Il matrimonio è ordinato sull’uguaglianza morale e giuridica dei coniugi: questo recita l’articolo 29 della Costituzione Italiana. In questo articolo si sottolinea la sostanziale uguaglianza dell’uomo e della donna all’interno dell’unione matrimoniale. Purtroppo, sempre più frequentemente, assistiamo ad una drammatica violazione di questo articolo così importante e la cosa ancor più grave, a mio avviso, è che tantissime violenze all’interno delle coppie restano, per svariati motivi, sconosciute alle autorità giudiziarie.
A tutte le coppie capita spesso di litigare temporaneamente, ma dopo un po’ la situazione rientra nella normalità, senza aver fatto danni né psicologici né fisici a nessun coniuge. Lì dove l’aggressione è solo un fenomeno temporaneo e, nonostante il forte conflitto, la relazione conserva parità e simmetria tra i due partner, non si può parlare certamente di violenza o abuso. In questi casi infatti viene mantenuta l’identità di ognuno e l’altro viene rispettato come persona. A volte discutere, anzi, può aiutare a riconoscere l’altro, a tenere conto dei bisogni di ciascuno e quindi a migliorare la relazione di coppia.
Lo scenario cambia quando le offese, le reazioni fisicamente violente, diventano un vero e proprio modello di rapporto all’interno del quale vige l’asimmetria tra i coniugi. L’abuso, infatti, si distingue dal semplice conflitto, proprio perché non è uno scontro tra pari (generalmente è l’uomo che abusa della “sua” donna).
La violenza all’interno di una relazione di coppia può essere esercitata attraverso aggressioni fisiche o abusi psicologici, controlli ossessivi o imposizione di atti sessuali non graditi, isolamento o limitazioni della libertà personale o dell’autonomia economica.
Ma che cosa spinge una donna ad accettare umiliazioni e violenze e a non denunciare?
Per le vittime si tratta di un malessere difficile da denunciare perché a livello psicologico è complesso da capire ed accettare: l’uomo che dovrebbe darmi affetto e protezione mi procura, invece, dolore. Così succede che queste donne restano anni ed anni (se non per tutta la vita) accanto a uomini che le svalutano e le consumano psicologicamente giorno dopo giorno. Il problema è che, con il passare del tempo, le vittime incominciano ad abituarsi a queste modalità relazionali perverse ed iniziano, paradossalmente, a credere di essere loro quelle sbagliate.
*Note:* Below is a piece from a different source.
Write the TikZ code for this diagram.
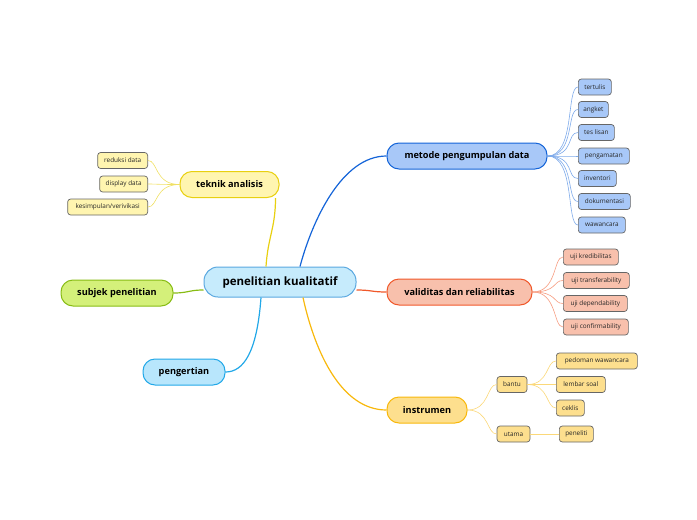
\documentclass[tikz,border=0pt]{standalone}
\usepackage{fontspec}
\setmainfont{Open Sans}
\begin{document}
\begin{tikzpicture}[x=1pt,y=-1pt,
    rama/.style={draw, line width=1pt, rounded corners=12pt, inner sep=0pt,
        minimum height=26pt, font=\fontsize{9.2}{10}\selectfont\bfseries},
    hoja/.style={draw=black!60, line width=0.7pt, rounded corners=3pt, inner sep=0pt,
        minimum height=16pt, text=black!85, font=\fontsize{6.4}{7}\selectfont},
    enlace/.style={line width=1.2pt},
    fino/.style={line width=0.6pt}]

    % Definir los colores
    \definecolor{azulF}{HTML}{A8C8F8}
    \definecolor{azulB}{HTML}{1464D8}
    \definecolor{naranjaF}{HTML}{F8C0AC}
    \definecolor{naranjaB}{HTML}{F0582A}
    \definecolor{ambarF}{HTML}{FDDF8E}
    \definecolor{ambarB}{HTML}{F8B80C}
    \definecolor{amarilloF}{HTML}{FFF5B0}
    \definecolor{amarilloB}{HTML}{E8D010}
    \definecolor{verdeF}{HTML}{D4F07A}
    \definecolor{verdeB}{HTML}{88BC14}
    \definecolor{celesteF}{HTML}{B8E6FC}
    \definecolor{celesteB}{HTML}{22A8E8}
    \definecolor{centroF}{HTML}{C6EBFC}
    \definecolor{centroB}{HTML}{5AA8E0}

    % Fijar el marco
    \useasboundingbox (0,0) rectangle (697,520);

    % Nodo central
    \node[rama, fill=centroF, draw=centroB, minimum width=152pt, minimum height=30pt,
        rounded corners=14pt, font=\fontsize{11.5}{13}\selectfont\bfseries]
        (central) at (280,282) {penelitian kualitatif};

    % Ramas principales
    \node[rama, fill=azulF, draw=azulB, minimum width=160pt] (metode) at (467,156) {metode pengumpulan data};
    \node[rama, fill=naranjaF, draw=naranjaB, minimum width=145pt] (validitas) at (459.5,292) {validitas dan reliabilitas};
    \node[rama, fill=ambarF, draw=ambarB, minimum width=80pt] (instrumen) at (427,410) {instrumen};
    \node[rama, fill=amarilloF, draw=amarilloB, minimum width=99pt] (teknik) at (229.5,184.5) {teknik analisis};
    \node[rama, fill=verdeF, draw=verdeB, minimum width=112pt] (subjek) at (117,293) {subjek penelitian};
    \node[rama, fill=celesteF, draw=celesteB, minimum width=82pt] (pengertian) at (184,372) {pengertian};

    % Hojas de metode pengumpulan data
    \node[hoja, fill=azulF, anchor=west, minimum width=33pt] (tertulis) at (578,87) {tertulis};
    \node[hoja, fill=azulF, anchor=west, minimum width=30pt] (angket) at (578,109.5) {angket};
    \node[hoja, fill=azulF, anchor=west, minimum width=36pt] (teslisan) at (578,132.5) {tes lisan};
    \node[hoja, fill=azulF, anchor=west, minimum width=51pt] (pengamatan) at (578,156) {pengamatan};
    \node[hoja, fill=azulF, anchor=west, minimum width=38pt] (inventori) at (578,178.5) {inventori};
    \node[hoja, fill=azulF, anchor=west, minimum width=52pt] (dokumentasi) at (578,201.5) {dokumentasi};
    \node[hoja, fill=azulF, anchor=west, minimum width=47pt] (wawancara) at (578,225) {wawancara};

    % Hojas de validitas dan reliabilitas
    \node[hoja, fill=naranjaF, anchor=west, minimum width=55pt] (kredibilitas) at (563,257) {uji kredibilitas};
    \node[hoja, fill=naranjaF, anchor=west, minimum width=66pt] (transfer) at (563,280.5) {uji transferability};
    \node[hoja, fill=naranjaF, anchor=west, minimum width=64pt] (dependa) at (563,303.5) {uji dependability};
    \node[hoja, fill=naranjaF, anchor=west, minimum width=65pt] (confirma) at (563,327) {uji confirmability};

    % Hojas de instrumen
    \node[hoja, fill=ambarF, minimum width=30pt] (bantu) at (512,384.5) {bantu};
    \node[hoja, fill=ambarF, minimum width=33pt] (utama) at (513.5,434) {utama};
    \node[hoja, fill=ambarF, anchor=west, minimum width=81pt] (pedoman) at (556,361) {pedoman wawancara};
    \node[hoja, fill=ambarF, anchor=west, minimum width=49pt] (lembar) at (556,384.5) {lembar soal};
    \node[hoja, fill=ambarF, anchor=west, minimum width=28pt] (ceklis) at (556,408) {ceklis};
    \node[hoja, fill=ambarF, anchor=west, minimum width=34pt] (peneliti) at (559,434) {peneliti};

    % Hojas de teknik analisis
    \node[hoja, fill=amarilloF, anchor=east, minimum width=50pt] (reduksi) at (148,160.5) {reduksi data};
    \node[hoja, fill=amarilloF, anchor=east, minimum width=48pt] (display) at (148,184) {display data};
    \node[hoja, fill=amarilloF, anchor=east, minimum width=80pt] (kesimpulan) at (148,207) {kesimpulan/verivikasi};

    % Enlaces del nodo central
    \draw[enlace, azulB] ([xshift=20]central.north) .. controls +(12,-45) and +(-45,0) .. (metode.west);
    \draw[enlace, naranjaB] ([yshift=-8]central.east) .. controls +(15,0) and +(-15,0) .. (validitas.west);
    \draw[enlace, ambarB] ([xshift=23]central.south) .. controls +(12,55) and +(-45,0) .. (instrumen.west);
    \draw[enlace, amarilloB] ([xshift=-14]central.north) .. controls +(2,-30) and +(0,30) .. ([xshift=-4]teknik.south east);
    \draw[enlace, verdeB] ([yshift=-8]central.west) .. controls +(-15,0) and +(15,0) .. (subjek.east);
    \draw[enlace, celesteB] ([xshift=-19]central.south) .. controls +(-4,55) and +(18,0) .. (pengertian.east);

    % Enlaces de las hojas
    \foreach \h in {tertulis,angket,teslisan,pengamatan,inventori,dokumentasi,wawancara}
        \draw[fino, azulB!55] (metode.east) .. controls +(28,0) and +(-12,0) .. (\h.west);
    \foreach \h in {kredibilitas,transfer,dependa,confirma}
        \draw[fino, naranjaB!60] (validitas.east) .. controls +(25,0) and +(-10,0) .. (\h.west);
    \foreach \h in {bantu,utama}
        \draw[fino, ambarB!55] (instrumen.east) .. controls +(22,0) and +(-10,0) .. (\h.west);
    \foreach \h in {pedoman,lembar,ceklis}
        \draw[fino, ambarB!55] (bantu.east) .. controls +(22,0) and +(-10,0) .. (\h.west);
    \draw[fino, ambarB!55] (utama.east) -- (peneliti.west);
    \foreach \h in {reduksi,display,kesimpulan}
        \draw[fino, amarilloB!65] (teknik.west) .. controls +(-25,0) and +(10,0) .. (\h.east);
\end{tikzpicture}
\end{document}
I maltrattanti, d’altro canto, mantengono in piedi una relazione con una moglie di cui si lamentano in continuazione perché hanno un forte bisogno patologico di affermare il proprio potere. Nella maggior parte dei casi, gli abusanti sono cresciuti in famiglie in cui il comportamento violento era la norma. Per il loro cervello quindi diventa difficile distinguere un comportamento sbagliato da uno giusto. Inutile sottolineare i gravissimi danni psicologici che vengono inferti anche ai figli di queste coppie malsane.
Che fare allora?
Le donne maltrattate DEVONO ribellarsi. Nei “Centri antiviolenza” vengono offerti spazi di ascolto, condivisione e sostegno e possono rappresentare un aiuto pratico per iniziare a ricostruire una vita più dignitosa.
Per quanto riguarda gli uomini violenti, il loro recupero, sinceramente, è davvero molto difficile in quanto non riconoscono di avere un problema.